I took Elizabeth outside because she wanted to run around. After some 10 sprints across a field to a tree we went back in and found that Deborah had bought 5 Persian rugs. The largest one was 11' X 9' and cost the most at $275.00. These were wool/cotton rugs made in Iran. Worth alot more than what we were paying. Here is a picture with the 3 smallest ones laid out in the bedroom. The largest 2 are rolled up in the living room and covered with plastic until I am done with sanding the floor.



I actually spent $40.00 and bought this 4 pc. Eastlake parlor set that needs to be re-upholstered. That is a good rainy day project for the future.



We couldn't keep Elizabeth still until we bought her this metal pig (picture taken later at home).



After that she sat quietly on it for the rest of the auction with a huge smile on her face. I have since mounted it on a plywood board with a piece of galvanised pipe like a carousel animal. I would like to find a spring to mount it on for her. Probably the best $45.00 we spent!

There were a few other things we got but by far the best thing was this Victorian hanging library lamp which will go in the parlor.

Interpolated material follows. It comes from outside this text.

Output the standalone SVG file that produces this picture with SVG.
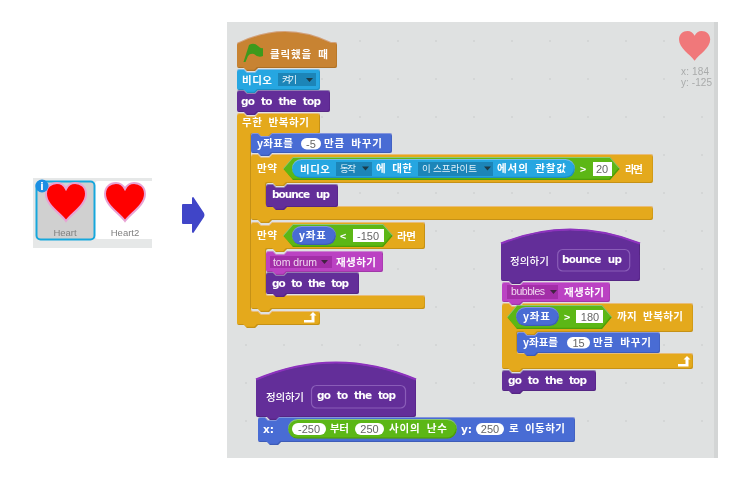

It is all original but has been wired for electric. Which is fine by me. After I got it home, cleaned all the dust off of it and oiled the pull down chain mechanism I saw the B & H and what appears to be an 1860s patent date on the mechanism. (I will have to check that out some day.) This would indicate that it is a Bradley and Hubbard lamp. That makes it more valuable because it authenticates it's age. A reproduction lamp like this will cost some $400.00. We got it for less! This is probably a $1000.00 lamp. It won't be installed for a while though. We have to get the walls and ceiling painted first. We have been looking at these for 5 years and quite expected to pay at least $700 for one if we wanted it bad enough. Never thought we would get a Bradley and Hubbard though! We now have most of the lighting purchased for the Crackhouse. Most of it was bought at flea markets and auctions.